--- BEGIN PROVIDED DATA ---

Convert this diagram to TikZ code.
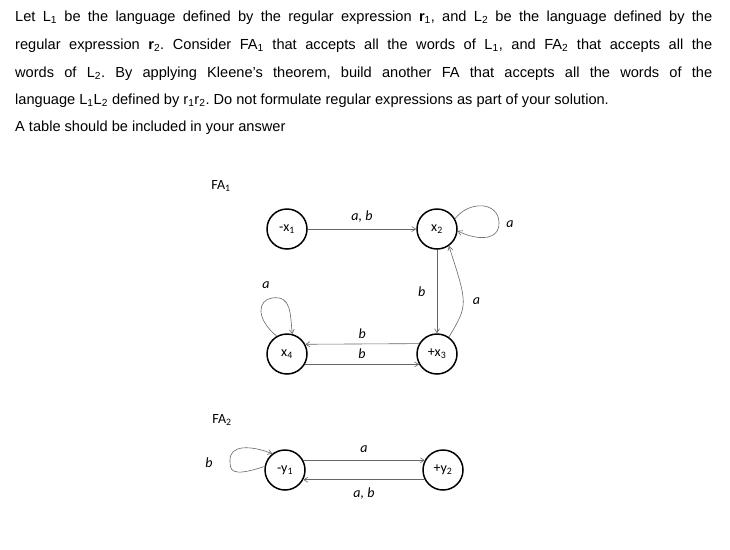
\documentclass[tikz,border=0pt]{standalone}
\usepackage{fontspec}
\setmainfont{Liberation Sans}
\newfontfamily\calfont{Carlito}
\usetikzlibrary{arrows.meta}
\begin{document}
\frenchspacing
\begin{tikzpicture}[x=1pt,y=-1pt,
  st/.style={circle,draw,line width=1.5pt,minimum size=40pt,inner sep=0pt,font=\calfont\fontsize{14}{16}\selectfont},
  tr/.style={draw=black!60,line width=0.6pt,-{Straight Barb[length=4pt,width=5pt]}},
  lb/.style={font=\calfont\itshape\fontsize{14}{16}\selectfont},
  ln/.style={anchor=west,inner sep=0pt,font=\fontsize{14.6}{16}\selectfont}]
\useasboundingbox (0,0) rectangle (730,549);
\node[ln] (l1) at (15,18) {\hbox to 697pt{Let L\textsubscript{1} be the language defined by the regular expression \textbf{r}\textsubscript{1}, and L\textsubscript{2} be the language defined by the}};
\node[ln] (l2) at (15,46) {\hbox to 697pt{regular expression \textbf{r}\textsubscript{2}. Consider FA\textsubscript{1} that accepts all the words of L\textsubscript{1}, and FA\textsubscript{2} that accepts all the}};
\node[ln] (l3) at (15,74) {\hbox to 697pt{words of L\textsubscript{2}. By applying Kleene’s theorem, build another FA that accepts all the words of the}};
\node[ln] (l4) at (15,101) {language L\textsubscript{1}L\textsubscript{2} defined by r\textsubscript{1}r\textsubscript{2}. Do not formulate regular expressions as part of your solution.};
\node[ln] (l5) at (15,128) {A table should be included in your answer};
\node[font=\calfont\fontsize{14}{16}\selectfont] (fa1) at (221,186) {FA\textsubscript{1}};
\node[font=\calfont\fontsize{14}{16}\selectfont] (fa2) at (222,420) {FA\textsubscript{2}};
\node[st] (x1) at (287,229) {-x\textsubscript{1}};
\node[st] (x2) at (437,229) {x\textsubscript{2}};
\node[st] (x4) at (287,354) {x\textsubscript{4}};
\node[st] (x3) at (437,354) {+x\textsubscript{3}};
\node[st] (y1) at (285,470) {-y\textsubscript{1}};
\node[st] (y2) at (443,470) {+y\textsubscript{2}};
\draw[tr] (x1) -- node[lb,above=3pt] {a, b} (x2);
\draw[tr] (x2) -- node[lb,left=8pt] {b} (x3);
\draw[tr] (x3.55) .. controls (468,305) .. node[lb,right=6pt] {a} (x2.-55);
\draw[tr] (x2.30) .. controls (470,200) and (498,202) .. (499,222) .. controls (500,242) and (475,240) .. (x2.-5) ;
\node[lb] (la2) at (510,224) {a};
\draw[tr] (x3.150) -- node[lb,above=2pt] {b} (x4.28);
\draw[tr] (x4.-30) -- node[lb,above=2pt] {b} (x3.-150);
\draw[tr] (x4.120) .. controls (255,318) and (258,300) .. (272,298) .. controls (292,295) and (290,315) .. (x4.75);
\node[lb] (la4) at (266,285) {a};
\draw[tr] (y1.28) -- node[lb,above=4pt] {a} (y2.152);
\draw[tr] (y2.-152) -- node[lb,below=4pt] {a, b} (y1.-28);
\draw[tr] (y1.170) .. controls (230,478) and (230,470) .. (230,460) .. controls (230,445) and (250,445) .. (y1.128);
\node[lb] (lb1) at (209,463) {b};
\end{tikzpicture}
\end{document}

--- END PROVIDED DATA ---

#### [WHAT TO PRODUCE]
Your task is to reproduce all of the material exactly. The pictures stay out.

#### [TASK RESPONSE]
Convert this diagram to TikZ code.
\documentclass[tikz,border=0pt]{standalone}
\usepackage{fontspec}
\setmainfont{Liberation Sans}
\newfontfamily\calfont{Carlito}
\usetikzlibrary{arrows.meta}
\begin{document}
\frenchspacing
\begin{tikzpicture}[x=1pt,y=-1pt,
  st/.style={circle,draw,line width=1.5pt,minimum size=40pt,inner sep=0pt,font=\calfont\fontsize{14}{16}\selectfont},
  tr/.style={draw=black!60,line width=0.6pt,-{Straight Barb[length=4pt,width=5pt]}},
  lb/.style={font=\calfont\itshape\fontsize{14}{16}\selectfont},
  ln/.style={anchor=west,inner sep=0pt,font=\fontsize{14.6}{16}\selectfont}]
\useasboundingbox (0,0) rectangle (730,549);
\node[ln] (l1) at (15,18) {\hbox to 697pt{Let L\textsubscript{1} be the language defined by the regular expression \textbf{r}\textsubscript{1}, and L\textsubscript{2} be the language defined by the}};
\node[ln] (l2) at (15,46) {\hbox to 697pt{regular expression \textbf{r}\textsubscript{2}. Consider FA\textsubscript{1} that accepts all the words of L\textsubscript{1}, and FA\textsubscript{2} that accepts all the}};
\node[ln] (l3) at (15,74) {\hbox to 697pt{words of L\textsubscript{2}. By applying Kleene’s theorem, build another FA that accepts all the words of the}};
\node[ln] (l4) at (15,101) {language L\textsubscript{1}L\textsubscript{2} defined by r\textsubscript{1}r\textsubscript{2}. Do not formulate regular expressions as part of your solution.};
\node[ln] (l5) at (15,128) {A table should be included in your answer};
\node[font=\calfont\fontsize{14}{16}\selectfont] (fa1) at (221,186) {FA\textsubscript{1}};
\node[font=\calfont\fontsize{14}{16}\selectfont] (fa2) at (222,420) {FA\textsubscript{2}};
\node[st] (x1) at (287,229) {-x\textsubscript{1}};
\node[st] (x2) at (437,229) {x\textsubscript{2}};
\node[st] (x4) at (287,354) {x\textsubscript{4}};
\node[st] (x3) at (437,354) {+x\textsubscript{3}};
\node[st] (y1) at (285,470) {-y\textsubscript{1}};
\node[st] (y2) at (443,470) {+y\textsubscript{2}};
\draw[tr] (x1) -- node[lb,above=3pt] {a, b} (x2);
\draw[tr] (x2) -- node[lb,left=8pt] {b} (x3);
\draw[tr] (x3.55) .. controls (468,305) .. node[lb,right=6pt] {a} (x2.-55);
\draw[tr] (x2.30) .. controls (470,200) and (498,202) .. (499,222) .. controls (500,242) and (475,240) .. (x2.-5) ;
\node[lb] (la2) at (510,224) {a};
\draw[tr] (x3.150) -- node[lb,above=2pt] {b} (x4.28);
\draw[tr] (x4.-30) -- node[lb,above=2pt] {b} (x3.-150);
\draw[tr] (x4.120) .. controls (255,318) and (258,300) .. (272,298) .. controls (292,295) and (290,315) .. (x4.75);
\node[lb] (la4) at (266,285) {a};
\draw[tr] (y1.28) -- node[lb,above=4pt] {a} (y2.152);
\draw[tr] (y2.-152) -- node[lb,below=4pt] {a, b} (y1.-28);
\draw[tr] (y1.170) .. controls (230,478) and (230,470) .. (230,460) .. controls (230,445) and (250,445) .. (y1.128);
\node[lb] (lb1) at (209,463) {b};
\end{tikzpicture}
\end{document}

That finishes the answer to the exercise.